Building a swimming plan around your goals
Once you know your estimated burn, you can build a plan that balances intensity and recovery. A balanced week often includes one technique session, one steady aerobic swim, and one interval workout. The calculator makes it easier to estimate total weekly calories so you can compare training weeks and make small, sustainable adjustments.
Sample weekly structures
- General fitness: Two recreational swims and one moderate lap session. This keeps calorie burn steady and supports mobility.
- Weight loss focus: One light recovery swim, one moderate swim, and one vigorous interval session to raise weekly totals without overtraining.
- Performance focus: Two intense interval sessions and one technique and endurance swim. Pair the plan with a recovery strategy.
Do not forget strength work. Dryland exercises for shoulders, back, and core can improve efficiency in the water. Better efficiency can reduce perceived effort, which allows you to swim longer and still accumulate meaningful calorie burn.
Technique, recovery, and safety considerations
Improving technique makes swimming more effective and enjoyable. While better technique can slightly reduce energy cost, it also allows you to swim faster and longer, which increases total calories over a session. According to Harvard Health, calorie estimates vary across people because of efficiency and intensity. That is why it is important to use the calculator consistently with similar settings as you improve.
- Warm up for five to ten minutes to prepare your shoulders and hips.
- Use a mix of strokes to balance muscle demand and reduce overuse.
- Hydrate before and after swimming even if you do not feel thirsty.
- Use rest intervals when fatigue causes technique breakdown.
Frequently asked questions
Does swimming burn more calories than running?
It depends on the pace. Vigorous lap swimming and fast running can have similar MET values. For example, vigorous swimming is around 9.8 MET, while running at about 6 miles per hour is also about 9.8 MET. If you swim at a steady, moderate pace, the calorie burn may be lower than running because the MET value is lower. The calculator helps you see how your swim intensity compares.
Why does my smartwatch show a different calorie number?
Wearables estimate calories using heart rate, motion, and your profile. These estimates can be affected by water interference, heart rate accuracy, and how you set the activity type. The calculator provides a consistent estimate using published MET values. If your watch consistently shows higher or lower values, use that trend to adjust your personal expectations.
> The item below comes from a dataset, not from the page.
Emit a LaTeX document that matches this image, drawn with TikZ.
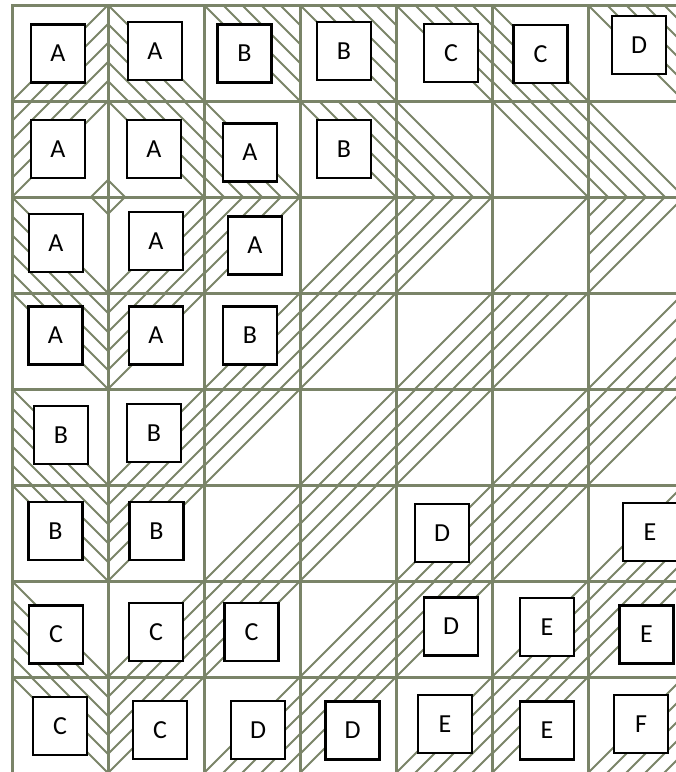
\documentclass[tikz,border=0pt]{standalone}
\usepackage{fontspec}
\setmainfont{Carlito}
\definecolor{olivegrid}{RGB}{122,132,104}
\tikzset{
  gline/.style={draw=olivegrid,line width=3pt,line cap=rect},
  hatch/.style={draw=olivegrid,line width=2.1pt},
  lbox/.style={draw=black,fill=white,line width=2.2pt,minimum width=54pt,minimum height=58pt,inner sep=0pt,font=\fontsize{26}{30}\selectfont}
}
% hatched half of a 96x96 cell, #1 = number of strokes
\newcommand{\hatchTL}[1]{%
  \foreach \k in {1,...,#1}{\pgfmathsetmacro{\hc}{96-(\k-1)*19}\draw[hatch] (0,\hc) -- (\hc,0);}}
\newcommand{\hatchBR}[1]{%
  \foreach \k in {1,...,#1}{\pgfmathsetmacro{\hc}{(\k-1)*19}\draw[hatch] (\hc,96) -- (96,\hc);}}
\newcommand{\hatchTR}[1]{%
  \foreach \k in {1,...,#1}{\pgfmathsetmacro{\hc}{(\k-1)*19}\draw[hatch] (\hc,0) -- (96,96-\hc);}}
\newcommand{\hatchBL}[1]{%
  \foreach \k in {1,...,#1}{\pgfmathsetmacro{\hc}{(\k-1)*19}\draw[hatch] (0,\hc) -- (96-\hc,96);}}

\begin{document}
\begin{tikzpicture}[x=1pt,y=-1pt]
  \useasboundingbox (0,0) rectangle (676,772);
  \clip (0,0) rectangle (676,772);

  % hatching, col/row/side/strokes
  \foreach \col/\row/\typ/\nl in {
    1/1/BR/5, 2/1/BL/5, 3/1/TR/5, 4/1/TR/5, 5/1/TR/5, 6/1/BL/5, 7/1/TR/5,
    1/2/TL/5, 2/2/TR/5, 3/2/BL/5, 4/2/TR/5, 5/2/BL/5, 6/2/TR/5, 7/2/BL/5,
    1/3/BL/5, 2/3/BR/5, 3/3/TL/5, 4/3/BR/5, 5/3/TL/5, 6/3/TL/1, 7/3/TL/5,
    1/4/TR/5, 2/4/TL/5, 3/4/BR/5, 4/4/TL/5, 5/4/BR/5, 6/4/TL/5, 7/4/BR/5,
    1/5/BL/5, 2/5/BR/5, 3/5/TL/5, 4/5/BR/5, 5/5/TL/5, 6/5/BR/5, 7/5/TL/5,
    1/6/TR/5, 2/6/TL/5, 3/6/BR/5, 4/6/TL/5, 5/6/BR/5, 6/6/TL/5, 7/6/BR/5,
    1/7/BL/5, 2/7/BR/5, 3/7/TL/5, 4/7/BR/5, 5/7/TL/5, 6/7/BR/5, 7/7/TL/5,
    1/8/TR/5, 2/8/TL/5, 3/8/BR/5, 4/8/TL/5, 5/8/BR/5, 6/8/TL/5, 7/8/BR/5}
  {
    \begin{scope}[shift={(12+96*\col-96,5+96*\row-96)}]
      \csname hatch\typ\endcsname{\nl}
    \end{scope}
  }
  \draw[hatch] (91,197) -- (108,180) -- (125,197) -- (108,214) -- cycle;

  % grid
  \foreach \i in {0,...,6}
    \draw[gline] (12+96*\i,5) -- (12+96*\i,780);
  \foreach \j in {0,...,7}
    \draw[gline] (12,5+96*\j) -- (690,5+96*\j);

  % letter boxes
  \foreach \nm/\x/\y/\txt in {
    b11/58/53.5/A, b12/155/51/A, b13/244.5/53.5/B, b14/344/51/B, b15/451/53/C, b16/540.5/54/C, b17/639/45/D,
    b21/58/149/A, b22/154/149/A, b23/250/152.5/A, b24/344/149/B,
    b31/56/243/A, b32/156/241/A, b33/255/245.5/A,
    b41/55.5/335.5/A, b42/156/335.5/A, b43/250/335.5/B,
    b51/61/435/B, b52/154/433/B,
    b61/55.5/531/B, b62/156.5/531/B, b65/442/533/D, b67/650/532/E,
    b71/56/634.5/C, b72/156/632/C, b73/251.5/632/C, b75/451/626.5/D, b76/547/627/E, b77/646.5/634.5/E,
    b81/60/726/C, b82/160/730/C, b83/258/730/D, b84/352.5/730.5/D, b85/445/724/E, b86/547/730.5/E, b87/641/724/F}
    \node[lbox] (\nm) at (\x,\y) {\txt};
\end{tikzpicture}
\end{document}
How accurate is the calculator for open water swimming?
Open water can increase energy expenditure because of current, sighting, and temperature changes. If you regularly swim in open water, consider choosing a higher intensity option or selecting a more demanding stroke to account for the added resistance. The calculator is still useful for comparing sessions over time as long as you use the same settings for similar conditions.
How can I increase calorie burn without overtraining?
Increase total volume gradually by adding time or an extra session per week. You can also use short intervals like 8 to 12 repeats of 50 meters with short rest to raise heart rate without extending total swim time. Focus on good technique so the added effort does not strain your shoulders or lower back.
Takeaway
A calories burned in swimming calculator is a practical tool for planning and feedback. By combining your weight, time, and intensity, it produces a data driven estimate you can use for nutrition, fitness goals, and consistent training. Use the calculator regularly, track trends over weeks, and adjust your plan based on how you feel in and out of the water.